**Stated problem**. Retype the run of lines that opens with the line containing "Convert this chart to Apache ECharts code." and closes with the line containing "const labelFont = 'DejaVu Sans';", exactly and inclusively, but skip the pictures.

**Dataset extract**.
--

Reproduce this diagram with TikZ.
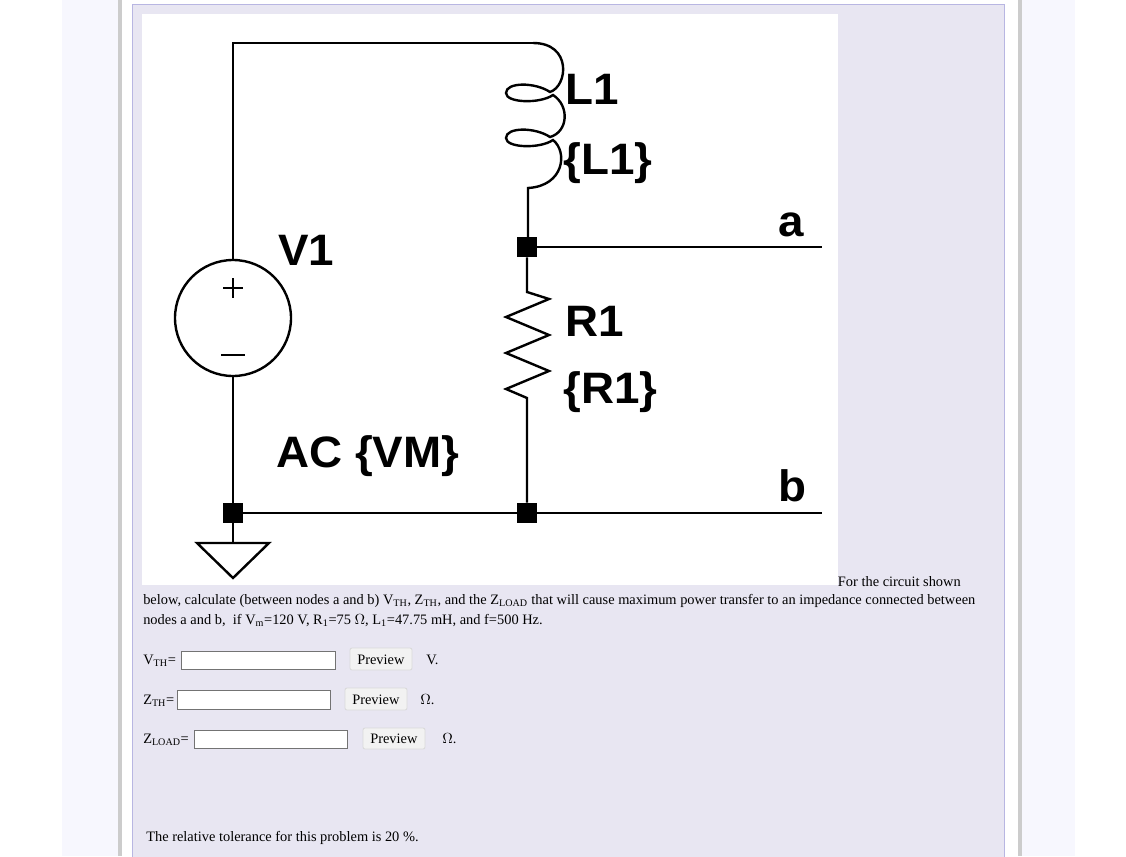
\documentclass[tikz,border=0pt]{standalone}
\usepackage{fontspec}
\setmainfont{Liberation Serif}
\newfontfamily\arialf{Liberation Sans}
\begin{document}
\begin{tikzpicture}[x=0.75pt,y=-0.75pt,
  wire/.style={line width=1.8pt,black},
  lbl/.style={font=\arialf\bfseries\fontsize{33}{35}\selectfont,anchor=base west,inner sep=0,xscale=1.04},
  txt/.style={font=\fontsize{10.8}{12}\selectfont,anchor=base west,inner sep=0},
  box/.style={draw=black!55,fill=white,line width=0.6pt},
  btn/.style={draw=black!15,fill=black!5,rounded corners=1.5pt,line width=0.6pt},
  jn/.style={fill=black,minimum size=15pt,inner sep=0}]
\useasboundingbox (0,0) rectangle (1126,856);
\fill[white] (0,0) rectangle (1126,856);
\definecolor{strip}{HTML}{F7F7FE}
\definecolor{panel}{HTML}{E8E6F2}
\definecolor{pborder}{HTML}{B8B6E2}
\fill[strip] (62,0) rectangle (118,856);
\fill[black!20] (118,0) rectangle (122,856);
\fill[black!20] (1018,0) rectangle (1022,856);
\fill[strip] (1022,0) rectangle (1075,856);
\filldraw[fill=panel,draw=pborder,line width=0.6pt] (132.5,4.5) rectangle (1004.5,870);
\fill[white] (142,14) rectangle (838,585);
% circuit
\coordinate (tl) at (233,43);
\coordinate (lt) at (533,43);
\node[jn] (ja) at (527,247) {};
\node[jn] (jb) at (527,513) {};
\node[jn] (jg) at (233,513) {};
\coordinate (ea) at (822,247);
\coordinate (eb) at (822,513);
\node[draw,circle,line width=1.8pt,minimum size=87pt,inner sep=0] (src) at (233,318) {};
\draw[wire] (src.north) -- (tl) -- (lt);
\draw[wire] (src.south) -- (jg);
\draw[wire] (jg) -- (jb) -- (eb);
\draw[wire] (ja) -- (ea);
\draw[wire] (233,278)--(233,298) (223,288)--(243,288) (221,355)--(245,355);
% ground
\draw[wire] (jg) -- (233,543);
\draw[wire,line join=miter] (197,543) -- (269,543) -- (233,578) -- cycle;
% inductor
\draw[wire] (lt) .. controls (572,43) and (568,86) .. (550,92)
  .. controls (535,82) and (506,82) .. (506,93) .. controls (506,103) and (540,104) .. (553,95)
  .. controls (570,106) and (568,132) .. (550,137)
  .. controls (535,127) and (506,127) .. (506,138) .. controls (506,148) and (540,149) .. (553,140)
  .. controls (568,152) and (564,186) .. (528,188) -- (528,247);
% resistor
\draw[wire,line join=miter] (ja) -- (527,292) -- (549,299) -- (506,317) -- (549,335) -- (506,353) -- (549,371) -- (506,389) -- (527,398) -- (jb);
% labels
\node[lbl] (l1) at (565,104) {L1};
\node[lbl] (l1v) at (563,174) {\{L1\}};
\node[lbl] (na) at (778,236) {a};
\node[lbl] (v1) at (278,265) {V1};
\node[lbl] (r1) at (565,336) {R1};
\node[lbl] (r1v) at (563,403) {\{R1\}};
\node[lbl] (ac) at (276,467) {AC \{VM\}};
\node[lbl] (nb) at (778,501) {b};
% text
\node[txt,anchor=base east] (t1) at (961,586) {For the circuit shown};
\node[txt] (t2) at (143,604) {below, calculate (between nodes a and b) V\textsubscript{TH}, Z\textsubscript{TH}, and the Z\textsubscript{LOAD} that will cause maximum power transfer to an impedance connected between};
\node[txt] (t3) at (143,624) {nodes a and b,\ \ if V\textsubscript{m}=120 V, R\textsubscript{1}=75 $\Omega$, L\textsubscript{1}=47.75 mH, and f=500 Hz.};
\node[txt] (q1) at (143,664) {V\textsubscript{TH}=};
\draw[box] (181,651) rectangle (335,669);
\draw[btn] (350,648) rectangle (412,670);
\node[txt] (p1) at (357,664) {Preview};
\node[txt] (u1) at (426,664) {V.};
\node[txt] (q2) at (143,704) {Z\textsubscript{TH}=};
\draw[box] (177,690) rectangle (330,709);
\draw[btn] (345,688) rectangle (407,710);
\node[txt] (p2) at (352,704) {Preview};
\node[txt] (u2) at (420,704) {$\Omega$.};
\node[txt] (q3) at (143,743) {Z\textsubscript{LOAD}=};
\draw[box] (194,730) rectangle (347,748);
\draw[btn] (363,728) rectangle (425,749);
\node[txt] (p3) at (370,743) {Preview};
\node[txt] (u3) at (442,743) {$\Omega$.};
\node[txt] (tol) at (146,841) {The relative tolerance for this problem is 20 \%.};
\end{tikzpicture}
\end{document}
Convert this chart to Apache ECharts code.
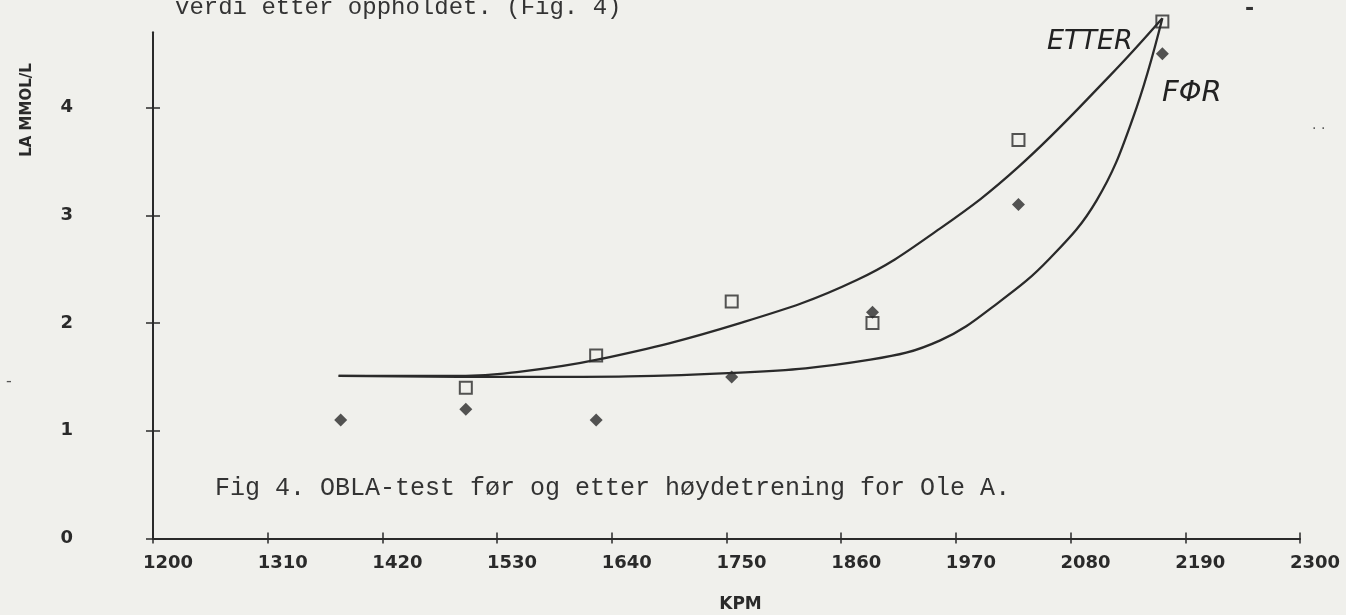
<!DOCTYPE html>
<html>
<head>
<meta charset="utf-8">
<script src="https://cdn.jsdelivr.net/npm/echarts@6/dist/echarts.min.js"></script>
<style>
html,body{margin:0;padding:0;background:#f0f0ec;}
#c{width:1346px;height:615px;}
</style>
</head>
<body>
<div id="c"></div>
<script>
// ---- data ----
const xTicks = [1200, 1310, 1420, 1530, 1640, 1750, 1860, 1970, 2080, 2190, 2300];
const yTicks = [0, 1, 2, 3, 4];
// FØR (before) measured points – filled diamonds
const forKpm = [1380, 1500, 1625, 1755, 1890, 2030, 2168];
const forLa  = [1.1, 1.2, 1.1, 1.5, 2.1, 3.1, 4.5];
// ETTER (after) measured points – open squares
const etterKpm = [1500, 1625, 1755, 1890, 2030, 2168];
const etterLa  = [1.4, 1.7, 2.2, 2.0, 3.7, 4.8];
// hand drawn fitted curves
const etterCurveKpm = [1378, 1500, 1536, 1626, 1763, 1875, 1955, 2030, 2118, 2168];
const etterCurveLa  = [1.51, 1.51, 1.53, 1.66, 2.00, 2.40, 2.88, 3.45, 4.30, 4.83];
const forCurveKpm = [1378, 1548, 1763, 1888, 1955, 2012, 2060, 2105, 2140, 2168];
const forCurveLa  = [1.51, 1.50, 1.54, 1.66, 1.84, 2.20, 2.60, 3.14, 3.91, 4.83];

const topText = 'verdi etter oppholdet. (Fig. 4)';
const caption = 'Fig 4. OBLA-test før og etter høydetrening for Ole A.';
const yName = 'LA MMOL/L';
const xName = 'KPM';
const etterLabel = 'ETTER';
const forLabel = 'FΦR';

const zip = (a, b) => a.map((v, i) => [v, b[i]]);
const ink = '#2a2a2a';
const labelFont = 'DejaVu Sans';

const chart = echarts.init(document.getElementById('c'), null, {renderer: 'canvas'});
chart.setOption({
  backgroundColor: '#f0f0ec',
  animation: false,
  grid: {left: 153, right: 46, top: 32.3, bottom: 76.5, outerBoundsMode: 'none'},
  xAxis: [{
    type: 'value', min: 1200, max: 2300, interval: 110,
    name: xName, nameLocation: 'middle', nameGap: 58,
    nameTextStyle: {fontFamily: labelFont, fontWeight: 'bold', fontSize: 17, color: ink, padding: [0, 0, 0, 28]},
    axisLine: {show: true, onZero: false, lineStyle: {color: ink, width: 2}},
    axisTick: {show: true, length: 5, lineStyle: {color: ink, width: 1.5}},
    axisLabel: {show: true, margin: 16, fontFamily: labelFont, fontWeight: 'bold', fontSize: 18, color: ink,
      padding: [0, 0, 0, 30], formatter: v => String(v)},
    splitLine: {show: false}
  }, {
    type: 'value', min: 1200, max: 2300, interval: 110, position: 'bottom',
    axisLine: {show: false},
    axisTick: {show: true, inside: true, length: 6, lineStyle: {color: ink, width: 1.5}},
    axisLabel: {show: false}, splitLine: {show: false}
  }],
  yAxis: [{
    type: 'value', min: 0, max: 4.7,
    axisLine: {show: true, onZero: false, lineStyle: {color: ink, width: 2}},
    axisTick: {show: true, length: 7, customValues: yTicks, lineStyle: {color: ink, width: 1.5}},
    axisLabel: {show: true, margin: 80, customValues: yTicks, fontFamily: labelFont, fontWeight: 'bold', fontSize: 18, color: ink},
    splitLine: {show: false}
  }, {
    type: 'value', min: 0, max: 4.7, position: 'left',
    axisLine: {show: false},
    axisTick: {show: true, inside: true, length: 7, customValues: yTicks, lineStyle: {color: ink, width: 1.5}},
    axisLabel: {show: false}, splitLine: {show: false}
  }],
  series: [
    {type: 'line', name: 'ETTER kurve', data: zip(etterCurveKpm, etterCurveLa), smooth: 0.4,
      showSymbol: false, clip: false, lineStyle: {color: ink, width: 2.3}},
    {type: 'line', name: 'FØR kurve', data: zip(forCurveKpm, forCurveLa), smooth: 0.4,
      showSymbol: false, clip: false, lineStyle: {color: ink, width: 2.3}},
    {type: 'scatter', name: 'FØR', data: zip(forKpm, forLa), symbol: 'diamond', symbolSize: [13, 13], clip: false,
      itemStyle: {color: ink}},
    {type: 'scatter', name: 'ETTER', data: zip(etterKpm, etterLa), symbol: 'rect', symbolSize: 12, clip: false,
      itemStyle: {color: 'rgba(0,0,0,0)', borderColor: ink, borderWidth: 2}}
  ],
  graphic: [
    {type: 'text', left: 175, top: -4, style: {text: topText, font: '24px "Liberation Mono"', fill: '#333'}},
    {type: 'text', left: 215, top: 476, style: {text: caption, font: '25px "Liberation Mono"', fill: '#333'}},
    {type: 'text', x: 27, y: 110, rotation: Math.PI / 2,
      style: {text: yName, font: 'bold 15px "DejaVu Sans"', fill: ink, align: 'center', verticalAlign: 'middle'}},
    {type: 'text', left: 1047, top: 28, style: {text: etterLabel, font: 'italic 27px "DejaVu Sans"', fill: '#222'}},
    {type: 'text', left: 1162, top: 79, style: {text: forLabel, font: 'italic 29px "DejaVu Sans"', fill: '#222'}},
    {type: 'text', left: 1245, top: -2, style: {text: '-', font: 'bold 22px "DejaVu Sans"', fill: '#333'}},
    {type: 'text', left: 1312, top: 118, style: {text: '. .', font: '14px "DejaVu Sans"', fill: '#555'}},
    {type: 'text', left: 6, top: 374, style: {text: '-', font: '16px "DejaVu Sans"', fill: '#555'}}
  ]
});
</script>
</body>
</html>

--

**Response below**.
Convert this chart to Apache ECharts code.
<!DOCTYPE html>
<html>
<head>
<meta charset="utf-8">
<script src="https://cdn.jsdelivr.net/npm/echarts@6/dist/echarts.min.js"></script>
<style>
html,body{margin:0;padding:0;background:#f0f0ec;}
#c{width:1346px;height:615px;}
</style>
</head>
<body>
<div id="c"></div>
<script>
// ---- data ----
const xTicks = [1200, 1310, 1420, 1530, 1640, 1750, 1860, 1970, 2080, 2190, 2300];
const yTicks = [0, 1, 2, 3, 4];
// FØR (before) measured points – filled diamonds
const forKpm = [1380, 1500, 1625, 1755, 1890, 2030, 2168];
const forLa  = [1.1, 1.2, 1.1, 1.5, 2.1, 3.1, 4.5];
// ETTER (after) measured points – open squares
const etterKpm = [1500, 1625, 1755, 1890, 2030, 2168];
const etterLa  = [1.4, 1.7, 2.2, 2.0, 3.7, 4.8];
// hand drawn fitted curves
const etterCurveKpm = [1378, 1500, 1536, 1626, 1763, 1875, 1955, 2030, 2118, 2168];
const etterCurveLa  = [1.51, 1.51, 1.53, 1.66, 2.00, 2.40, 2.88, 3.45, 4.30, 4.83];
const forCurveKpm = [1378, 1548, 1763, 1888, 1955, 2012, 2060, 2105, 2140, 2168];
const forCurveLa  = [1.51, 1.50, 1.54, 1.66, 1.84, 2.20, 2.60, 3.14, 3.91, 4.83];

const topText = 'verdi etter oppholdet. (Fig. 4)';
const caption = 'Fig 4. OBLA-test før og etter høydetrening for Ole A.';
const yName = 'LA MMOL/L';
const xName = 'KPM';
const etterLabel = 'ETTER';
const forLabel = 'FΦR';

const zip = (a, b) => a.map((v, i) => [v, b[i]]);
const ink = '#2a2a2a';
const labelFont = 'DejaVu Sans';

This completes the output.